Perceived algorithmic control positively associates with promotion-focused job crafting.
Moreover, platform workers’ promotion-focused job crafting is positively correlated with work engagement. Promotion-focused individuals influence work engagement by reshaping three dimensions: structural work resources, social work resources, and challenging work demands (Stone et al., 2015). Work engagement refers to individuals’ physical, cognitive, and emotional integration with their work roles, encompassing vigor, dedication, and absorption (Kahn, 1990). It is essentially a psychological state of positive individual-work context interaction, closely linked to workers’ proactive adjustment of work resources and demands—aligning with the core of promotion-focused job crafting, which emphasizes growth, achievement pursuit, and employees’ autonomy to optimize work.
First, structural work resource reshaping (e.g., seeking training, optimizing tools) enhance job competence. For instance, ride-hailing drivers learning communication skills via platform training or delivery riders upgrading smart equipment boost work control, thereby stimulating work vigor (sustaining energy in high-intensity work). Second, social work resource reshaping (e.g., connecting peers through algorithm-based communities, building customer relationships) expands social support networks, strengthening professional identity and fostering work dedication (willingness to invest extra effort and take pride in work).

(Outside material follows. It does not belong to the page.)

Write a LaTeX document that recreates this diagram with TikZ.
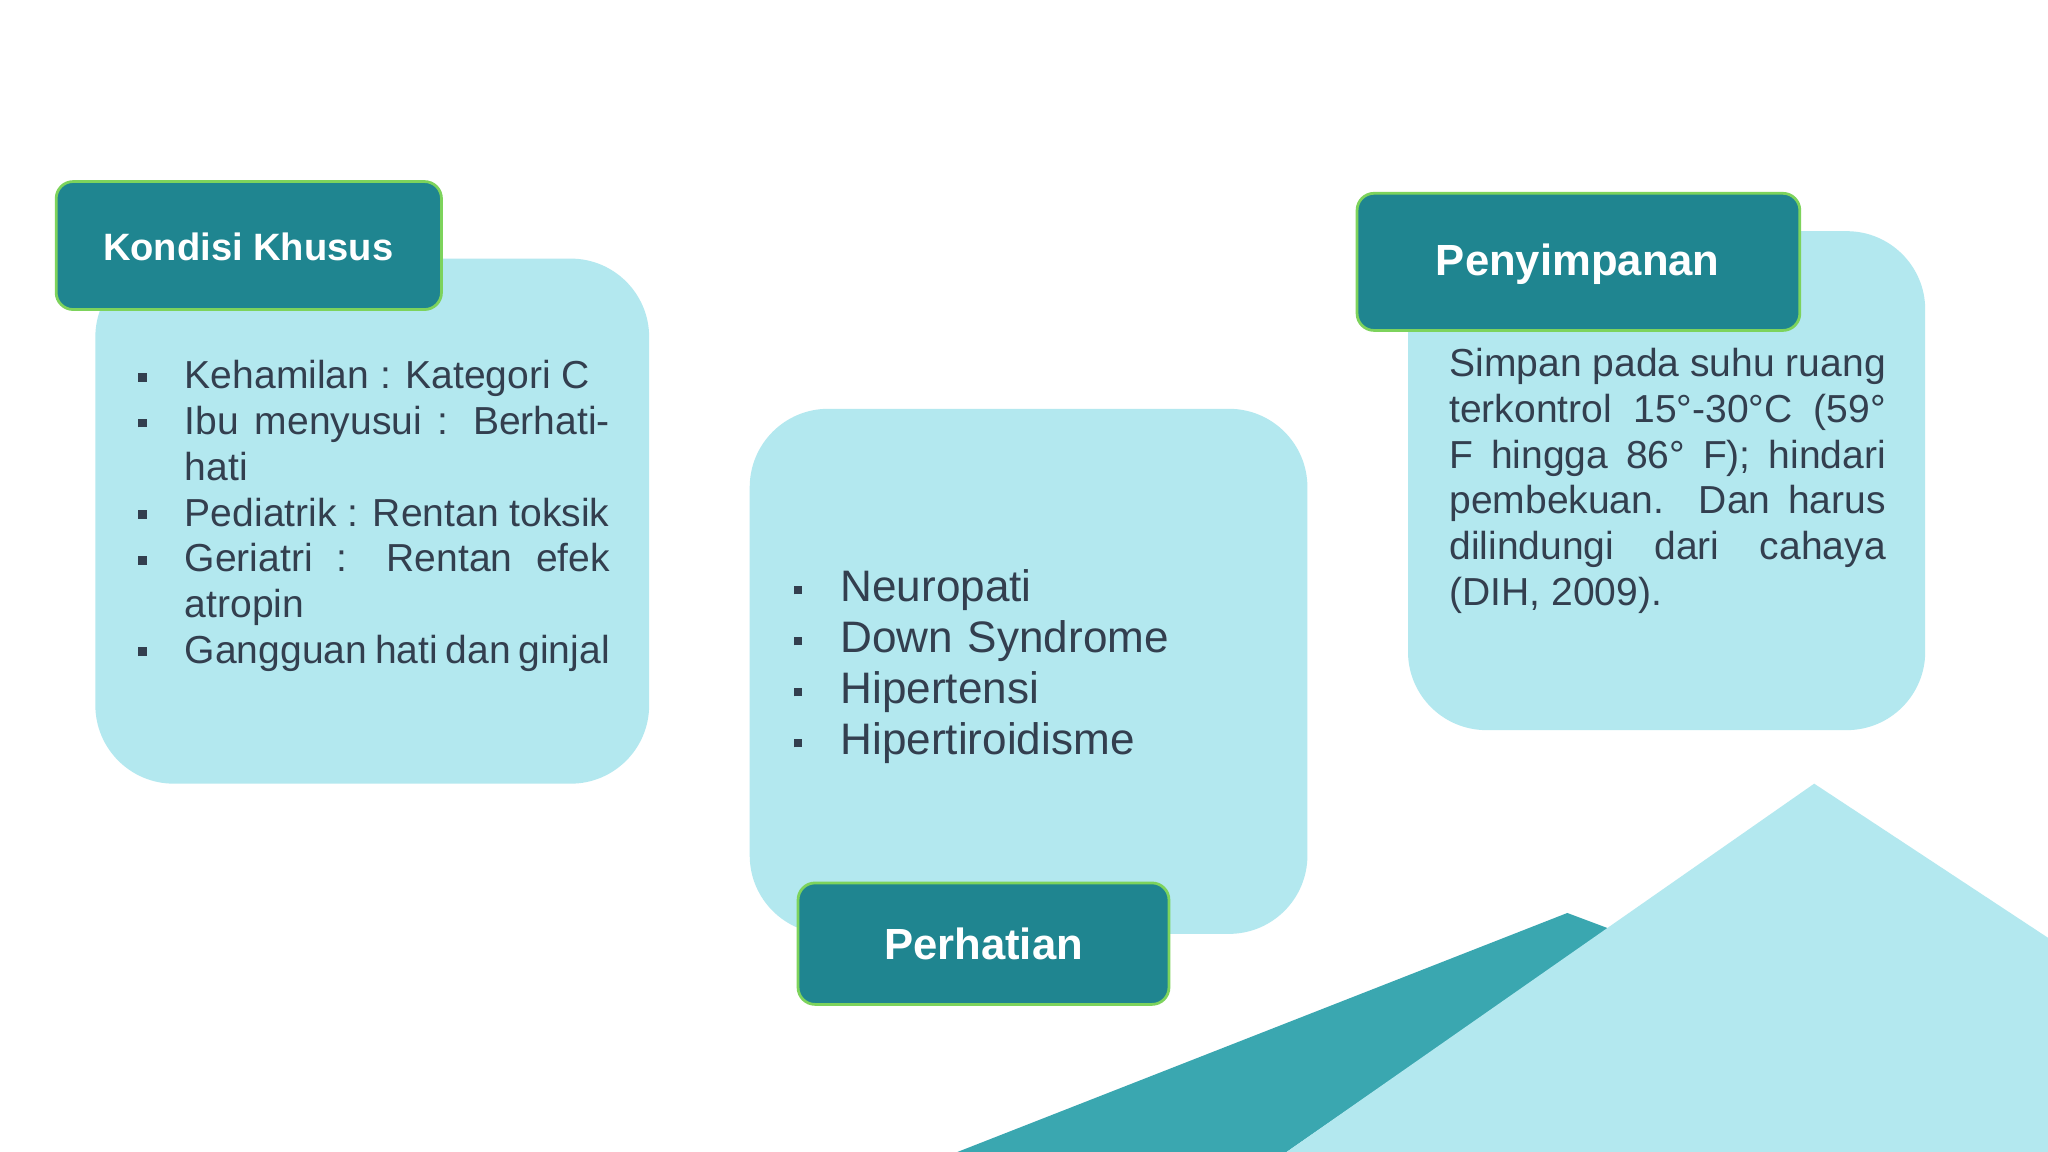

Third, challenging work demand reshaping (e.g., undertaking high-difficulty orders, participating in innovation pilots) satisfies achievement needs; breaking capacity boundaries through autonomous work adjustment generates self-actualization, improving work absorption (full immersion in work, immune to distractions) (Stone et al., 2015). Existing research confirms that autonomous work control and capacity improvement significantly enhance emotional and cognitive work investment (Bakker et al., 2014).
H1b. 
Promotion-focused job crafting positively associates with work engagement.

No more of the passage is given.